## Data block
* * * *

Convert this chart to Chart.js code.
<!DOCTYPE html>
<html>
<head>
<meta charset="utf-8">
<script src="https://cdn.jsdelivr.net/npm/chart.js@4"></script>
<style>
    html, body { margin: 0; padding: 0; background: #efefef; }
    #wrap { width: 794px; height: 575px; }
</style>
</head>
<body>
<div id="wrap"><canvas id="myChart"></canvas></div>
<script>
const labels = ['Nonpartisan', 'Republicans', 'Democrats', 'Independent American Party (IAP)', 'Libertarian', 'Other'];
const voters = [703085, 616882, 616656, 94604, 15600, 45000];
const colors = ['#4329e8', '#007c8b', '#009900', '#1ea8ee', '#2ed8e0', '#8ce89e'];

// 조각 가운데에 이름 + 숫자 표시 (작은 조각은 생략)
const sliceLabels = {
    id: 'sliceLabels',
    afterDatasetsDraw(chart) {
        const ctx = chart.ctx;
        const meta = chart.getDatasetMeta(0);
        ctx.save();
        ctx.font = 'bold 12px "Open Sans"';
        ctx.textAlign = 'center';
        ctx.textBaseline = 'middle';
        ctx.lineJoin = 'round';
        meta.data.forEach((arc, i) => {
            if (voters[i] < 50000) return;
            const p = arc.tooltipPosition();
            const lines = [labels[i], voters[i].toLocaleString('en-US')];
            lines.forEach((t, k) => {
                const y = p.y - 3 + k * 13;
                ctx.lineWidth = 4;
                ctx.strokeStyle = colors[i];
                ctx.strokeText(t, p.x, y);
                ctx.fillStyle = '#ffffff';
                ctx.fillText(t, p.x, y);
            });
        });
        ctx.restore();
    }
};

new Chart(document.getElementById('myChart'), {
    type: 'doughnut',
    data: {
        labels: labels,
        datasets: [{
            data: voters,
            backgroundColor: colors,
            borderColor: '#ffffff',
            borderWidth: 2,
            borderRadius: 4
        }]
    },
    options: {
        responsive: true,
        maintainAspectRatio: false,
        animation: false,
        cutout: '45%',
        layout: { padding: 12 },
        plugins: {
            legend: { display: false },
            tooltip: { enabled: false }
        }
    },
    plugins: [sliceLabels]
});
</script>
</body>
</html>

* * * *

## Exercise aim
Write the material out again in its entirety, exactly as shown.

## Right answer
Convert this chart to Chart.js code.
<!DOCTYPE html>
<html>
<head>
<meta charset="utf-8">
<script src="https://cdn.jsdelivr.net/npm/chart.js@4"></script>
<style>
    html, body { margin: 0; padding: 0; background: #efefef; }
    #wrap { width: 794px; height: 575px; }
</style>
</head>
<body>
<div id="wrap"><canvas id="myChart"></canvas></div>
<script>
const labels = ['Nonpartisan', 'Republicans', 'Democrats', 'Independent American Party (IAP)', 'Libertarian', 'Other'];
const voters = [703085, 616882, 616656, 94604, 15600, 45000];
const colors = ['#4329e8', '#007c8b', '#009900', '#1ea8ee', '#2ed8e0', '#8ce89e'];

// 조각 가운데에 이름 + 숫자 표시 (작은 조각은 생략)
const sliceLabels = {
    id: 'sliceLabels',
    afterDatasetsDraw(chart) {
        const ctx = chart.ctx;
        const meta = chart.getDatasetMeta(0);
        ctx.save();
        ctx.font = 'bold 12px "Open Sans"';
        ctx.textAlign = 'center';
        ctx.textBaseline = 'middle';
        ctx.lineJoin = 'round';
        meta.data.forEach((arc, i) => {
            if (voters[i] < 50000) return;
            const p = arc.tooltipPosition();
            const lines = [labels[i], voters[i].toLocaleString('en-US')];
            lines.forEach((t, k) => {
                const y = p.y - 3 + k * 13;
                ctx.lineWidth = 4;
                ctx.strokeStyle = colors[i];
                ctx.strokeText(t, p.x, y);
                ctx.fillStyle = '#ffffff';
                ctx.fillText(t, p.x, y);
            });
        });
        ctx.restore();
    }
};

new Chart(document.getElementById('myChart'), {
    type: 'doughnut',
    data: {
        labels: labels,
        datasets: [{
            data: voters,
            backgroundColor: colors,
            borderColor: '#ffffff',
            borderWidth: 2,
            borderRadius: 4
        }]
    },
    options: {
        responsive: true,
        maintainAspectRatio: false,
        animation: false,
        cutout: '45%',
        layout: { padding: 12 },
        plugins: {
            legend: { display: false },
            tooltip: { enabled: false }
        }
    },
    plugins: [sliceLabels]
});
</script>
</body>
</html>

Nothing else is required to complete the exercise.